America’s $9 Billion Zumwalt Destroyer Completes First Operational Deployment: Costly New Upgrades Proposed

The U.S. Navy’s sole operational Zumwalt Class destroyer, the USS Zumwalt, has completed its first operational deployment with the Pacific Fleet. The deployment concluded on November 10 three months after its departure on August 1. The destroyer is one of just three of its class to have been built, with costs per unit of over $9 billion making them by far the most expensive surface combatants in the world and several times as costly as originally projected when the program was initiated. A total of 32 warships were originally planned with the other 29 cut due to issues with the design, including the fact that the destroyers’ main armaments their 155 millimetre guns had to be removed and the number of vertical launch cells had to be cut to a very conservative 80. The USS Zumwalt first joined the navy’s combat fleet in April 2020, although its attention of combat readiness was  six years behind schedule. Propulsion systems and sensors have been other primary sources of performance issues. 

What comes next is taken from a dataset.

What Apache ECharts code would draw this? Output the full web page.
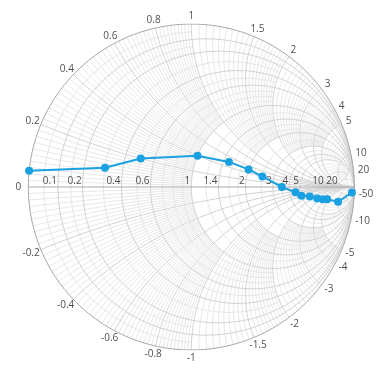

The future of the Zumwalt Class destroyer program remains uncertain, with proposals made to equip the three ships with Conventional Prompt Global Strike intercontinental range ballistic missiles. The missile is intended to bring the range and speed of a nuclear ICBM to a conventional attack, allowing it to be used against non-nuclear adversaries and to neutralise targets across the world without escalation to nuclear war. The Zumwalt’s stealth capabilities have been seen to make it a perfect launch platform for such missiles, and each destroyer is expected to be able to carry 12 ICBMs. More recently, closely coinciding with the conclusion of the USS Zumwalt’s first deployment, the possibility of a major upgrade package has again been raised including developing a new vertical launch system for the ship to accommodate strategic hypersonic missiles. The Zumwalt was conceptualised primarily for land attack roles from the outset, with development of the Conventional Prompt Global Strike system allowing the ships to strike ground targets from much greater ranges than originally envisioned for their primarily armament of 155mm guns.